Challenge:
Scan the data. Collect each line that contains the word "source".

Records with drawing code:
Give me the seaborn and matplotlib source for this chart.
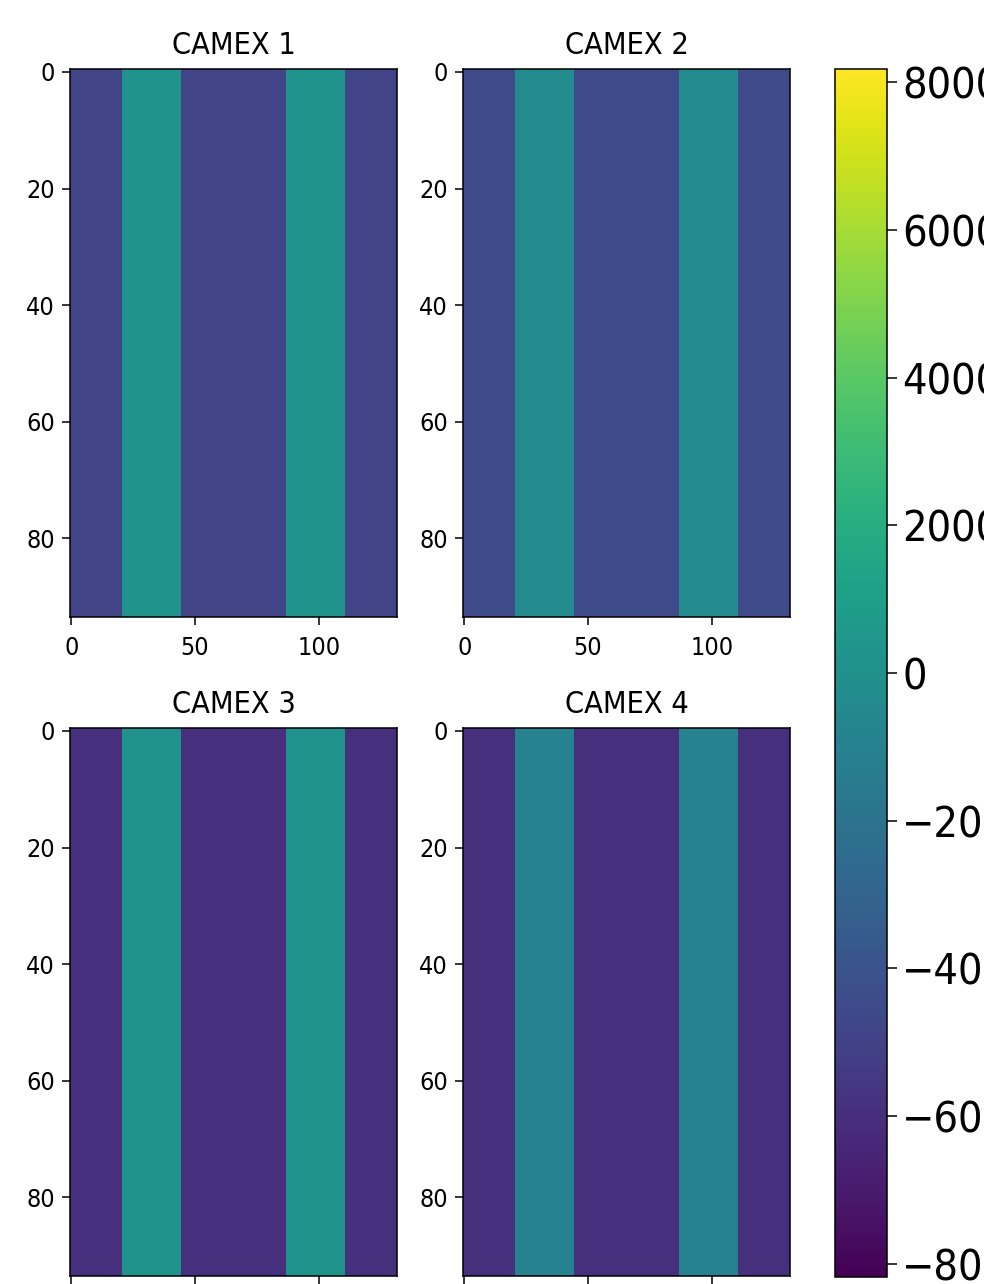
import numpy as np
import matplotlib
matplotlib.use("Agg")
import matplotlib.pyplot as plt
import seaborn as sns

# STYLE
sns.set_style("ticks")
plt.rcParams['font.family'] = ['DejaVu Sans']
plt.rcParams['font.stretch'] = 'condensed'

# DATA
titles = ["CAMEX 1", "CAMEX 2", "CAMEX 3", "CAMEX 4"]
n_rows = 94
n_cols = 132
band_starts = [21, 87]
band_ends = [44, 110]          # inclusive
background_vals = [-4900, -4500, -5900, -5900]
band_vals = [250, -400, 150, -1000]
vmin, vmax = -8180, 8180
x_ticks = [0, 50, 100]
y_ticks = [0, 20, 40, 60, 80]
cbar_ticks = [-8000, -6000, -4000, -2000, 0, 2000, 4000, 6000, 8000]

# LAYOUT (pixels, top-left origin) on a 984x1284 canvas
W, H = 984, 1284
panel_boxes = [(70, 69, 397, 617), (463, 69, 790, 617),
               (70, 728, 397, 1276), (463, 728, 790, 1276)]
cbar_box = (835, 69, 887, 1277)


def to_rect(box):
    x0, y0, x1, y1 = box
    return [x0 / W, 1 - y1 / H, (x1 - x0) / W, (y1 - y0) / H]


fig = plt.figure(figsize=(W / 100, H / 100), dpi=100)

mesh = None
for i in range(4):
    grid = np.full((n_rows, n_cols), background_vals[i], dtype=float)
    for s, e in zip(band_starts, band_ends):
        grid[:, s:e + 1] = band_vals[i]

    ax = fig.add_axes(to_rect(panel_boxes[i]))
    sns.heatmap(grid, ax=ax, cmap="viridis", vmin=vmin, vmax=vmax,
                cbar=False, xticklabels=False, yticklabels=False)
    mesh = ax.collections[0]

    for sp in ax.spines.values():
        sp.set_visible(True)
        sp.set_color("black")
        sp.set_linewidth(1.1)

    ax.set_xticks([t + 0.5 for t in x_ticks])
    ax.set_xticklabels([str(t) for t in x_ticks], rotation=0, fontsize=18)
    ax.set_yticks([t + 0.5 for t in y_ticks])
    ax.set_yticklabels([str(t) for t in y_ticks], rotation=0, fontsize=18)
    ax.tick_params(axis="both", length=6, width=1.1,
                   color="black", labelcolor="black",
                   bottom=True, left=True)
    ax.tick_params(axis="x", pad=8)
    ax.tick_params(axis="y", pad=5)
    ax.set_title(titles[i], fontsize=22, pad=11, color="black")

cax = fig.add_axes(to_rect(cbar_box))
cb = fig.colorbar(mesh, cax=cax)
cb.set_ticks(cbar_ticks)
cb.ax.tick_params(labelsize=31, length=7, width=1.1, pad=4,
                  color="black", labelcolor="black")
cb.outline.set_linewidth(1.1)
cb.outline.set_edgecolor("black")

fig.savefig("out.png", dpi=100)
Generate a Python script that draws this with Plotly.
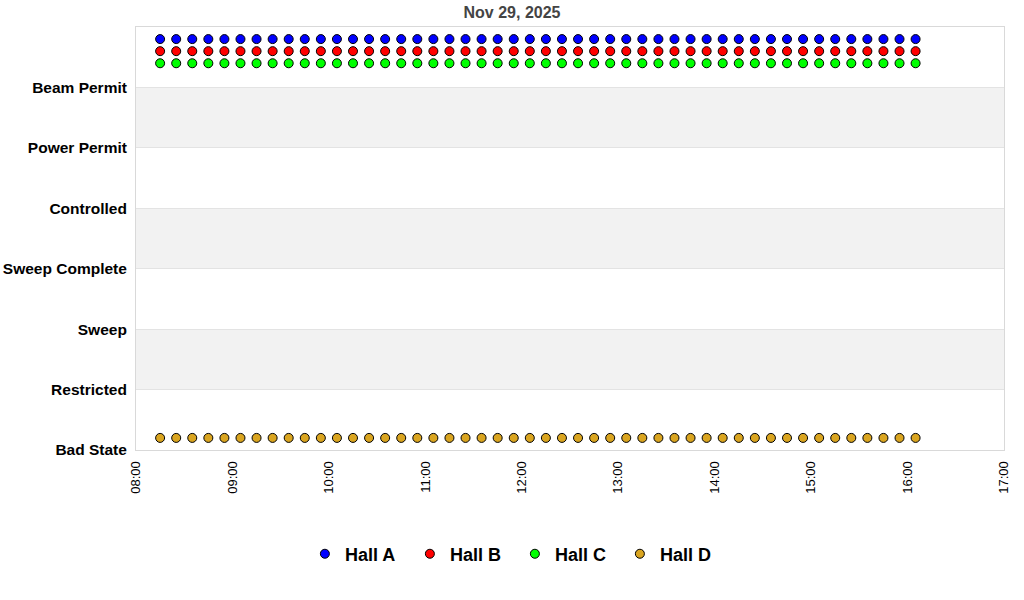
import plotly.graph_objects as go

date = "2025-11-29"
times = ["08:15", "08:25", "08:35", "08:45", "08:55",
         "09:05", "09:15", "09:25", "09:35", "09:45", "09:55",
         "10:05", "10:15", "10:25", "10:35", "10:45", "10:55",
         "11:05", "11:15", "11:25", "11:35", "11:45", "11:55",
         "12:05", "12:15", "12:25", "12:35", "12:45", "12:55",
         "13:05", "13:15", "13:25", "13:35", "13:45", "13:55",
         "14:05", "14:15", "14:25", "14:35", "14:45", "14:55",
         "15:05", "15:15", "15:25", "15:35", "15:45", "15:55",
         "16:05"]

hall_a = [6.8, 6.8, 6.8, 6.8, 6.8, 6.8, 6.8, 6.8, 6.8, 6.8, 6.8, 6.8,
          6.8, 6.8, 6.8, 6.8, 6.8, 6.8, 6.8, 6.8, 6.8, 6.8, 6.8, 6.8,
          6.8, 6.8, 6.8, 6.8, 6.8, 6.8, 6.8, 6.8, 6.8, 6.8, 6.8, 6.8,
          6.8, 6.8, 6.8, 6.8, 6.8, 6.8, 6.8, 6.8, 6.8, 6.8, 6.8, 6.8]
hall_b = [6.6, 6.6, 6.6, 6.6, 6.6, 6.6, 6.6, 6.6, 6.6, 6.6, 6.6, 6.6,
          6.6, 6.6, 6.6, 6.6, 6.6, 6.6, 6.6, 6.6, 6.6, 6.6, 6.6, 6.6,
          6.6, 6.6, 6.6, 6.6, 6.6, 6.6, 6.6, 6.6, 6.6, 6.6, 6.6, 6.6,
          6.6, 6.6, 6.6, 6.6, 6.6, 6.6, 6.6, 6.6, 6.6, 6.6, 6.6, 6.6]
hall_c = [6.4, 6.4, 6.4, 6.4, 6.4, 6.4, 6.4, 6.4, 6.4, 6.4, 6.4, 6.4,
          6.4, 6.4, 6.4, 6.4, 6.4, 6.4, 6.4, 6.4, 6.4, 6.4, 6.4, 6.4,
          6.4, 6.4, 6.4, 6.4, 6.4, 6.4, 6.4, 6.4, 6.4, 6.4, 6.4, 6.4,
          6.4, 6.4, 6.4, 6.4, 6.4, 6.4, 6.4, 6.4, 6.4, 6.4, 6.4, 6.4]
hall_d = [0.2, 0.2, 0.2, 0.2, 0.2, 0.2, 0.2, 0.2, 0.2, 0.2, 0.2, 0.2,
          0.2, 0.2, 0.2, 0.2, 0.2, 0.2, 0.2, 0.2, 0.2, 0.2, 0.2, 0.2,
          0.2, 0.2, 0.2, 0.2, 0.2, 0.2, 0.2, 0.2, 0.2, 0.2, 0.2, 0.2,
          0.2, 0.2, 0.2, 0.2, 0.2, 0.2, 0.2, 0.2, 0.2, 0.2, 0.2, 0.2]

series_names = ["Hall A", "Hall B", "Hall C", "Hall D"]
series_colors = ["#0000ff", "#ff0000", "#00ff00", "#daa520"]

state_vals = [0, 1, 2, 3, 4, 5, 6]
state_labels = ["Bad State", "Restricted", "Sweep", "Sweep Complete",
                "Controlled", "Power Permit", "Beam Permit"]
x_tick_labels = ["08:00", "09:00", "10:00", "11:00", "12:00",
                 "13:00", "14:00", "15:00", "16:00", "17:00"]

x = [f"{date} {t}" for t in times]
FONT = "Liberation Sans, Arial, sans-serif"

fig = go.Figure()
for name, color, ys in zip(series_names, series_colors, [hall_a, hall_b, hall_c, hall_d]):
    fig.add_trace(go.Scatter(
        x=x, y=ys, mode="markers", name=name,
        marker=dict(color=color, size=9, symbol="circle",
                    line=dict(color="black", width=1)),
    ))

# shaded bands
for lo, hi in [(1, 2), (3, 4), (5, 6)]:
    fig.add_shape(type="rect", xref="paper", yref="y", x0=0, x1=1, y0=lo, y1=hi,
                  fillcolor="#f2f2f2", line=dict(width=0), layer="below")

fig.update_layout(
    width=1024, height=600,
    paper_bgcolor="white", plot_bgcolor="white",
    margin=dict(l=136, r=20, t=27, b=150),
    title=dict(text="Nov 29, 2025", x=0.5, xanchor="center", y=0.98, yanchor="middle",
               font=dict(family=FONT, size=16, color="#444444", weight="bold")),
    showlegend=True,
    legend=dict(orientation="h", x=0.4365, xanchor="center", y=-0.246, yanchor="middle",
                font=dict(family=FONT, size=18, color="black", weight="bold"),
                entrywidth=60, entrywidthmode="pixels"),
    font=dict(family=FONT, color="black"),
)

fig.update_xaxes(
    type="date",
    range=[f"{date} 08:00", f"{date} 17:00"],
    tickvals=[f"{date} {t}" for t in x_tick_labels],
    ticktext=x_tick_labels,
    tickangle=-90,
    tickfont=dict(family=FONT, size=13, color="black"),
    showgrid=False, zeroline=False,
    showline=True, linecolor="#d9d9d9", linewidth=1, mirror=True,
    ticks="", ticklen=0, ticklabelstandoff=5, automargin=False,
)
fig.update_yaxes(
    range=[0, 7],
    tickvals=state_vals, ticktext=state_labels,
    tickfont=dict(family=FONT, size=15.5, color="black", weight="bold"),
    showgrid=True, gridcolor="#e3e3e3", gridwidth=1, zeroline=False,
    showline=True, linecolor="#d9d9d9", linewidth=1, mirror=True,
    ticks="", ticklabelstandoff=5, automargin=False,
)

fig.write_html("out.html", config={"displayModeBar": False},
               post_script="document.body.style.margin='0';")
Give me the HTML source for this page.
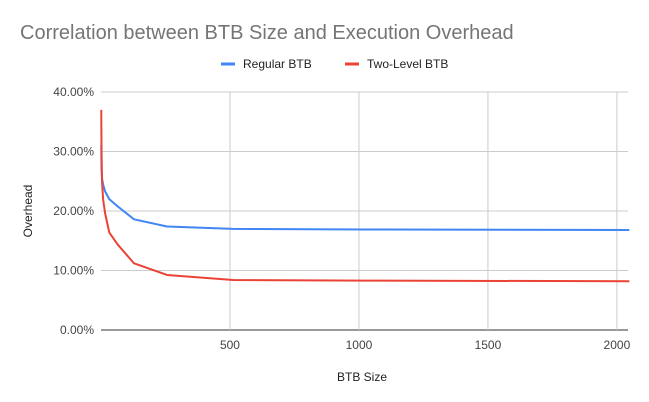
<!DOCTYPE html>
<html><head><meta charset="utf-8"><style>
body{margin:0;background:#fff}
svg{display:block;font-family:"Liberation Sans",Arial,sans-serif}
</style></head><body>
<svg id="chart" width="649" height="402">
<rect width="649" height="402" fill="#fff"/>
<text x="20" y="39" font-size="20" fill="#757575">Correlation between BTB Size and Execution Overhead</text>
<g>
<line x1="221" y1="64" x2="235" y2="64" stroke="#4285f4" stroke-width="3"/>
<text x="243" y="68" font-size="12" fill="#222">Regular BTB</text>
<line x1="345" y1="64" x2="359" y2="64" stroke="#ea4335" stroke-width="3"/>
<text x="367" y="68" font-size="12" fill="#222">Two-Level BTB</text>
</g>
<text transform="translate(32,211) rotate(-90)" text-anchor="middle" font-size="12" fill="#222">Overhead</text>
<text x="362" y="381" text-anchor="middle" font-size="12" fill="#222">BTB Size</text>
<g id="grid"></g><g id="series"></g>
</svg>
<script>
const sizes=[1,2,4,8,16,32,64,128,256,512,1024,2048];
const regular=[31,27,25.5,24.5,23.3,22,20.8,18.6,17.4,17.0,16.9,16.8];
const twoLevel=[37,30,25,22,19.6,16.4,14.4,11.2,9.25,8.4,8.3,8.2];
const yTicks=[0,10,20,30,40];
const yTickLabels=["0.00%","10.00%","20.00%","30.00%","40.00%"];
const xTicks=[500,1000,1500,2000];
const xTickLabels=["500","1000","1500","2000"];
const NS="http://www.w3.org/2000/svg";
const L=101,R=628,T=92,B=330,XMAX=2043,YMAX=40;
const xs=v=>L+(R-L)*v/XMAX, ys=v=>B-(B-T)*v/YMAX;
const g=document.getElementById('grid'),s=document.getElementById('series');
function mk(tag,at,par){const e=document.createElementNS(NS,tag);for(const k in at)e.setAttribute(k,at[k]);par.appendChild(e);return e;}
yTicks.forEach((v,i)=>{
 const l=mk('line',{x1:L,x2:R,y1:ys(v),y2:ys(v),stroke:v===0?'#333':'#ccc','stroke-width':1},g);
 
 
 const t=mk('text',{x:94,y:ys(v)+4,'text-anchor':'end','font-size':12,fill:'#444'},g);
 t.textContent=yTickLabels[i];
 
 
});
xTicks.forEach((v,i)=>{
 const l=mk('line',{x1:xs(v),x2:xs(v),y1:T,y2:B,stroke:'#ccc','stroke-width':1},g);
 
 
 const t=mk('text',{x:xs(v),y:349,'text-anchor':'middle','font-size':12,fill:'#444'},g);
 t.textContent=xTickLabels[i];
 
 
});
function line(vals,color,name){
 const p=mk('polyline',{points:sizes.map((x,i)=>xs(x)+','+ys(vals[i])).join(' '),fill:'none',stroke:color,'stroke-width':2,'stroke-linejoin':'round'},s);
 
 
}
line(regular,'#4285f4','regular-btb-line');
line(twoLevel,'#ea4335','two-level-btb-line');
</script>
</body></html>
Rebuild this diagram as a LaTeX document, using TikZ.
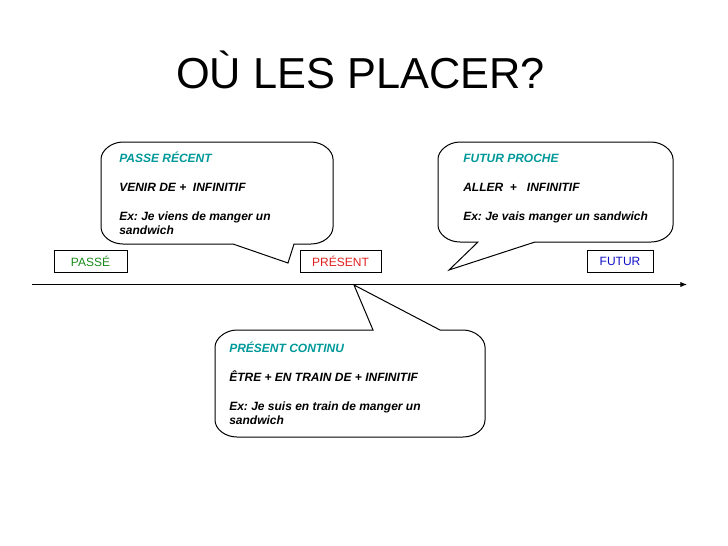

Response:
Give me the seaborn and matplotlib source for this chart.
Give me the HTML source for this page.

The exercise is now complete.